▸ **Input rows**
◇ ◇ ◇

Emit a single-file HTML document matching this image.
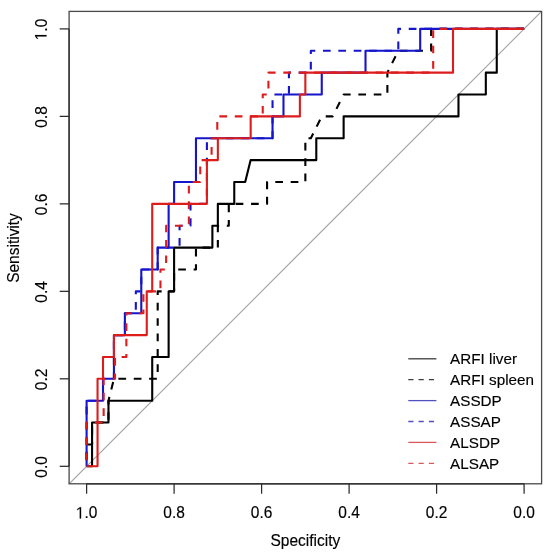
<!DOCTYPE html><html><head><meta charset="utf-8"><style>html,body{margin:0;padding:0;background:#fff;}svg{display:block;}text{font-family:"Liberation Sans",sans-serif;fill:#000;stroke:#000;stroke-width:0.15px;}</style></head><body>
<svg style="will-change:transform" width="550" height="558" viewBox="0 0 550 558">
<rect x="0" y="0" width="550" height="558" fill="#fff"/>
<line x1="69.10" y1="483.80" x2="541.60" y2="11.40" stroke="#a0a0a0" stroke-width="1.15"/>
<path d="M524.10,28.90 L496.76,28.90 L496.76,72.64 L485.82,72.64 L485.82,94.51 L458.48,94.51 L458.48,116.38 L343.63,116.38 L343.63,138.25 L316.29,138.25 L316.29,160.12 L250.66,160.12 L245.19,181.99 L234.26,181.99 L234.26,203.86 L217.85,203.86 L217.85,225.73 L212.38,225.73 L212.38,247.60 L174.10,247.60 L174.10,291.34 L168.63,291.34 L168.63,356.95 L152.22,356.95 L152.22,400.69 L108.47,400.69 L108.47,422.56 L92.07,422.56 L92.07,466.30 L86.60,466.30" fill="none" stroke="#000000" stroke-width="2.1" stroke-linejoin="round" stroke-linecap="butt"/>
<path d="M524.10,28.90 L431.13,28.90 L431.13,50.77 L398.32,50.77 L387.38,72.64 L387.38,94.51 L343.63,94.51 L332.69,116.38 L321.76,116.38 L310.82,138.25 L305.35,138.25 L305.35,181.99 L267.07,181.99 L267.07,203.86 L228.79,203.86 L228.79,225.73 L217.85,225.73 L217.85,247.60 L195.97,247.60 L195.97,269.47 L174.10,269.47 L174.10,291.34 L157.69,291.34 L157.69,378.82 L113.94,378.82 L108.47,400.69 L108.47,422.56 L92.07,422.56 L92.07,444.43 L86.60,444.43 L86.60,466.30" fill="none" stroke="#000000" stroke-width="2.1" stroke-linejoin="round" stroke-linecap="butt" stroke-dasharray="7.69 7.69"/>
<path d="M524.10,28.90 L420.19,28.90 L420.19,50.77 L365.51,50.77 L365.51,72.64 L321.76,72.64 L321.76,94.51 L283.48,94.51 L283.48,116.38 L272.54,116.38 L272.54,138.25 L195.97,138.25 L195.97,181.99 L174.10,181.99 L174.10,203.86 L168.63,203.86 L168.63,247.60 L157.69,247.60 L157.69,269.47 L141.29,269.47 L141.29,313.21 L124.88,313.21 L124.88,335.08 L113.94,335.08 L113.94,378.82 L103.01,378.82 L103.01,400.69 L86.60,400.69 L86.60,466.30" fill="none" stroke="#1515cc" stroke-width="2.1" stroke-linejoin="round" stroke-linecap="butt"/>
<path d="M524.10,28.90 L398.32,28.90 L398.32,50.77 L310.82,50.77 L310.82,72.64 L288.94,72.64 L288.94,94.51 L272.54,94.51 L272.54,138.25 L206.91,138.25 L206.91,203.86 L190.51,203.86 L190.51,225.73 L179.57,225.73 L179.57,247.60 L157.69,247.60 L157.69,269.47 L141.29,269.47 L141.29,291.34 L135.82,291.34 L135.82,313.21 L124.88,313.21 L124.88,335.08 L113.94,335.08 L113.94,378.82 L103.01,378.82 L103.01,400.69 L86.60,400.69 L86.60,466.30" fill="none" stroke="#1515cc" stroke-width="2.1" stroke-linejoin="round" stroke-linecap="butt" stroke-dasharray="7.69 7.69"/>
<path d="M524.10,28.90 L453.01,28.90 L453.01,72.64 L305.35,72.64 L305.35,94.51 L299.88,94.51 L299.88,116.38 L250.66,116.38 L250.66,138.25 L217.85,138.25 L217.85,160.12 L206.91,160.12 L206.91,203.86 L152.22,203.86 L152.22,291.34 L146.76,291.34 L146.76,335.08 L113.94,335.08 L113.94,356.95 L103.01,356.95 L103.01,378.82 L97.54,378.82 L97.54,466.30 L86.60,466.30" fill="none" stroke="#dd1c1c" stroke-width="2.1" stroke-linejoin="round" stroke-linecap="butt"/>
<path d="M524.10,28.90 L433.19,28.90 L433.19,72.64 L268.42,72.64 L268.42,94.51 L262.74,94.51 L262.74,116.38 L217.28,116.38 L217.28,138.25 L211.60,138.25 L211.60,160.12 L200.24,160.12 L200.24,181.99 L188.87,181.99 L188.87,225.73 L166.15,225.73 L166.15,269.47 L160.46,269.47 L160.46,291.34 L143.42,291.34 L143.42,313.21 L126.37,313.21 L126.37,356.95 L115.01,356.95 L115.01,378.82 L103.65,378.82 L103.65,422.56 L86.60,422.56 L86.60,466.30" fill="none" stroke="#dd1c1c" stroke-width="2.1" stroke-linejoin="round" stroke-linecap="butt" stroke-dasharray="7.69 7.69"/>
<rect x="69.10" y="11.40" width="472.50" height="472.39" fill="none" stroke="#4a4a4a" stroke-width="1.3"/>
<line x1="69.10" y1="466.30" x2="69.10" y2="28.90" stroke="#2a2a2a" stroke-width="1.25"/>
<line x1="86.60" y1="483.80" x2="524.10" y2="483.80" stroke="#2a2a2a" stroke-width="1.25"/>
<line x1="59.70" y1="466.30" x2="69.10" y2="466.30" stroke="#2a2a2a" stroke-width="1.25"/>
<line x1="86.60" y1="483.80" x2="86.60" y2="493.70" stroke="#2a2a2a" stroke-width="1.25"/>
<line x1="59.70" y1="378.82" x2="69.10" y2="378.82" stroke="#2a2a2a" stroke-width="1.25"/>
<line x1="174.10" y1="483.80" x2="174.10" y2="493.70" stroke="#2a2a2a" stroke-width="1.25"/>
<line x1="59.70" y1="291.34" x2="69.10" y2="291.34" stroke="#2a2a2a" stroke-width="1.25"/>
<line x1="261.60" y1="483.80" x2="261.60" y2="493.70" stroke="#2a2a2a" stroke-width="1.25"/>
<line x1="59.70" y1="203.86" x2="69.10" y2="203.86" stroke="#2a2a2a" stroke-width="1.25"/>
<line x1="349.10" y1="483.80" x2="349.10" y2="493.70" stroke="#2a2a2a" stroke-width="1.25"/>
<line x1="59.70" y1="116.38" x2="69.10" y2="116.38" stroke="#2a2a2a" stroke-width="1.25"/>
<line x1="436.60" y1="483.80" x2="436.60" y2="493.70" stroke="#2a2a2a" stroke-width="1.25"/>
<line x1="59.70" y1="28.90" x2="69.10" y2="28.90" stroke="#2a2a2a" stroke-width="1.25"/>
<line x1="524.10" y1="483.80" x2="524.10" y2="493.70" stroke="#2a2a2a" stroke-width="1.25"/>
<text x="0" y="0" font-size="15.5" text-anchor="middle" transform="translate(46.5,466.90) rotate(-90) scale(1,1.03)">0.0</text>
<path d="M515,0 L515,1290 L197,1062 L197,1232 L530,1466 L696,1466 L696,0 Z" fill="#000" stroke="#000" stroke-width="0.15" vector-effect="non-scaling-stroke" transform="translate(86.60,518.45) scale(1,1.02) translate(-10.774,0) scale(0.007568,-0.007568)"/>
<text x="-2.153" y="0" font-size="15.5" transform="translate(86.60,518.45) scale(1,1.02)">.0</text>
<text x="0" y="0" font-size="15.5" text-anchor="middle" transform="translate(46.5,379.42) rotate(-90) scale(1,1.03)">0.2</text>
<text x="0" y="0" font-size="15.5" text-anchor="middle" transform="translate(174.10,518.45) scale(1,1.02)">0.8</text>
<text x="0" y="0" font-size="15.5" text-anchor="middle" transform="translate(46.5,291.94) rotate(-90) scale(1,1.03)">0.4</text>
<text x="0" y="0" font-size="15.5" text-anchor="middle" transform="translate(261.60,518.45) scale(1,1.02)">0.6</text>
<text x="0" y="0" font-size="15.5" text-anchor="middle" transform="translate(46.5,204.46) rotate(-90) scale(1,1.03)">0.6</text>
<text x="0" y="0" font-size="15.5" text-anchor="middle" transform="translate(349.10,518.45) scale(1,1.02)">0.4</text>
<text x="0" y="0" font-size="15.5" text-anchor="middle" transform="translate(46.5,116.98) rotate(-90) scale(1,1.03)">0.8</text>
<text x="0" y="0" font-size="15.5" text-anchor="middle" transform="translate(436.60,518.45) scale(1,1.02)">0.2</text>
<path d="M515,0 L515,1290 L197,1062 L197,1232 L530,1466 L696,1466 L696,0 Z" fill="#000" stroke="#000" stroke-width="0.15" vector-effect="non-scaling-stroke" transform="translate(46.5,29.50) rotate(-90) scale(1,1.03) translate(-10.774,0) scale(0.007568,-0.007568)"/>
<text x="-2.153" y="0" font-size="15.5" transform="translate(46.5,29.50) rotate(-90) scale(1,1.03)">.0</text>
<text x="0" y="0" font-size="15.5" text-anchor="middle" transform="translate(524.10,518.45) scale(1,1.02)">0.0</text>
<text x="0" y="0" font-size="15.5" text-anchor="middle" transform="translate(305.35,545.5) scale(1,1.02)">Specificity</text>
<text x="0" y="0" font-size="15.5" text-anchor="middle" transform="translate(18.9,248.00) rotate(-90) scale(1,1.03)">Sensitivity</text>
<line x1="408.3" y1="358.80" x2="436.4" y2="358.80" stroke="#3c3c3c" stroke-width="1.3"/>
<text x="0" y="0" font-size="15.25" transform="translate(450.1,364.30) scale(1,1.02)">ARFI liver</text>
<line x1="408.3" y1="379.70" x2="436.4" y2="379.70" stroke="#3c3c3c" stroke-width="1.3" stroke-dasharray="5.15 5.15"/>
<text x="0" y="0" font-size="15.25" transform="translate(450.1,385.20) scale(1,1.02)">ARFI spleen</text>
<line x1="408.3" y1="400.60" x2="436.4" y2="400.60" stroke="#5050c4" stroke-width="1.3"/>
<text x="0" y="0" font-size="15.25" transform="translate(450.1,406.10) scale(1,1.02)">ASSDP</text>
<line x1="408.3" y1="421.50" x2="436.4" y2="421.50" stroke="#5050c4" stroke-width="1.3" stroke-dasharray="5.15 5.15"/>
<text x="0" y="0" font-size="15.25" transform="translate(450.1,427.00) scale(1,1.02)">ASSAP</text>
<line x1="408.3" y1="442.40" x2="436.4" y2="442.40" stroke="#d8585e" stroke-width="1.3"/>
<text x="0" y="0" font-size="15.25" transform="translate(450.1,447.90) scale(1,1.02)">ALSDP</text>
<line x1="408.3" y1="463.30" x2="436.4" y2="463.30" stroke="#d8585e" stroke-width="1.3" stroke-dasharray="5.15 5.15"/>
<text x="0" y="0" font-size="15.25" transform="translate(450.1,468.80) scale(1,1.02)">ALSAP</text>
</svg></body></html>
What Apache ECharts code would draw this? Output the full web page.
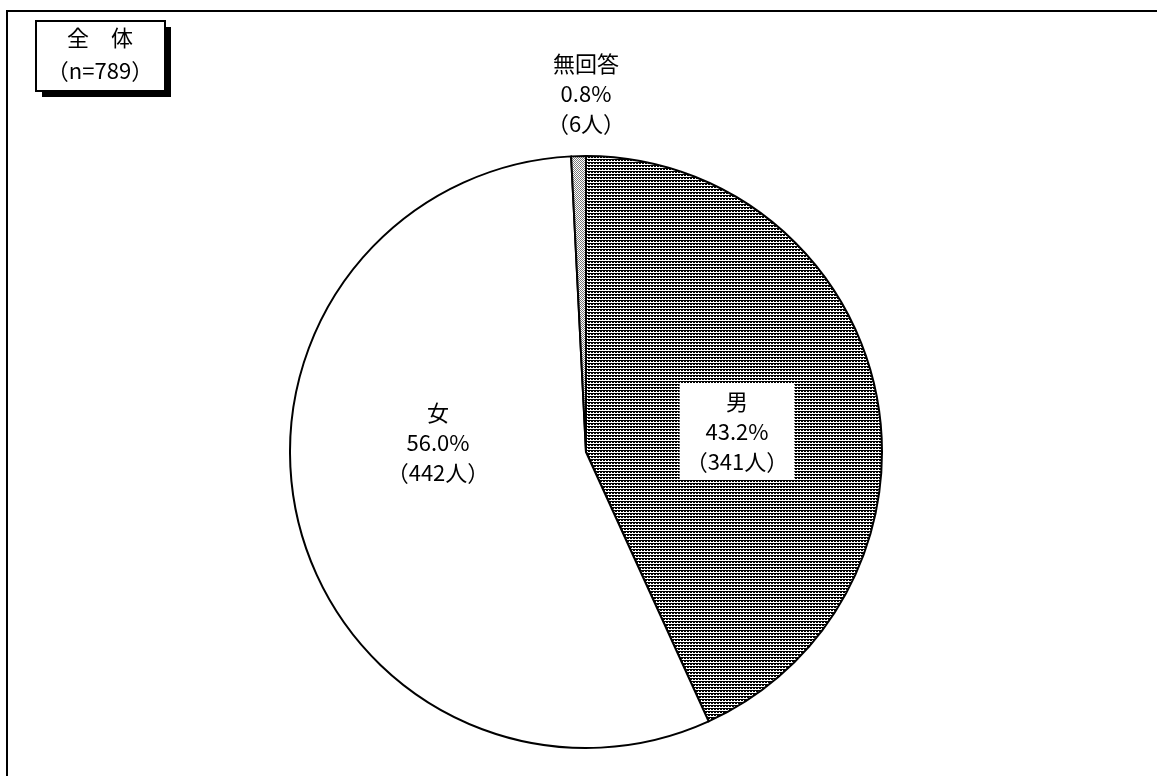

◇ ◇ ◇

▸ **To do**
Pick every line with "this" in it and copy it.

▸ **Exercise answer**
Emit a single-file HTML document matching this image.
What Apache ECharts code would draw this? Output the full web page.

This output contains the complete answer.